Ed era una domanda molto interessante perché, se tutti i concorrenti finiscono per indicare la stessa azienda, ci si ritrova in una situazione in cui, ok, questa azienda è ovviamente quella che minaccia tutte le altre. E quei vendor sono i più esperti in questo settore, quindi l’attore più competente è quello indicato da tutti i concorrenti. Quindi, questa è un’euristica: finché non testi questa market research avversariale, non ti rendi conto di quanto funzioni bene. E non è neppure ovvio che funzioni, ma è stata testata e funziona splendidamente, come dimostrato, tra l’altro, dal successo di Berkshire Hathaway.

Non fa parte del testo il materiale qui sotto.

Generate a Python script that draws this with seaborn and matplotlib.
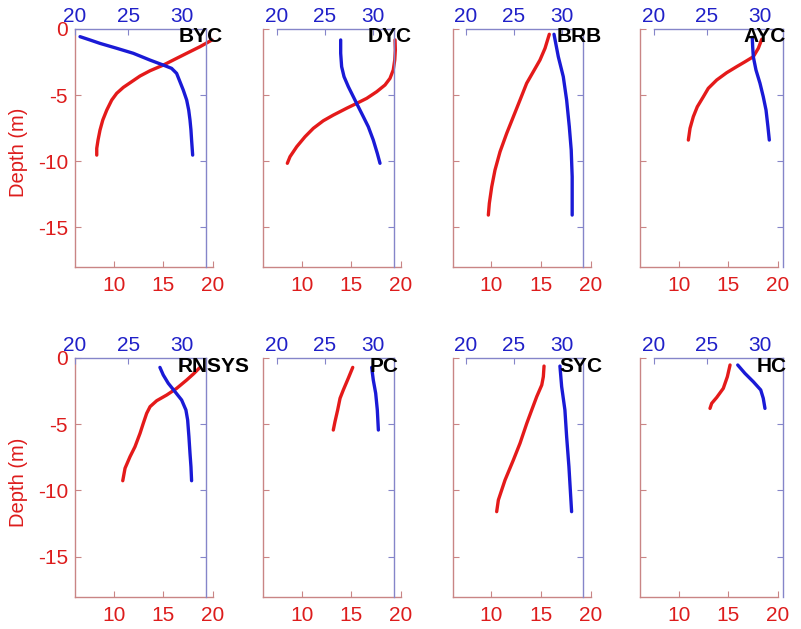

Conor Doherty: Beh, Joannes, non ho ulteriori domande, ma in termini di considerazioni finali, come spunti per le persone di oggi, dato che abbiamo coperto molti argomenti. Ma per quanto riguarda le euristiche nella supply chain, qual è il tuo riassunto esecutivo per le persone?

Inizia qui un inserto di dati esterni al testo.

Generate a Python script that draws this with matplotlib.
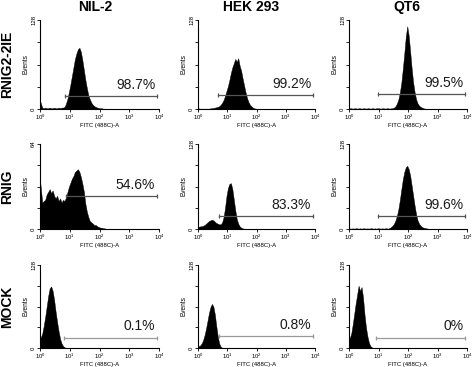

Joannes Vermorel: Quello che fai sono molto probabilmente solo ricette numeriche, ricette numeriche arbitrarie. Riserva il termine euristica per qualcosa che sia una gemma nascosta, qualcosa di semplice che funziona splendidamente, ma di cui hai prove empiriche del funzionamento. Non basta “lo faccio e l’azienda non è fallita, quindi funziona.” Quello è un criterio troppo basso. Quindi riserva quel termine.
Se identifichi tali ricette che funzionano ben oltre ciò che ci si aspetterebbe ragionevolmente da una semplice ricetta numerica, allora considerale un tesoro. Sono estremamente preziose. Ma ancora, questo valore deve essere radicato, direi, in una valutazione del mondo reale espressa in dollari o euro, e non solo nella tua impressione istintiva sul valore di questa ricetta numerica.
Conor Doherty: Bene, Joannes, ti ringrazio molto. Penso che abbiamo risolto quel problema, un altro in tasca. Ti ringrazio molto per il tuo tempo e grazie mille per averci seguito. Ci vediamo la prossima volta.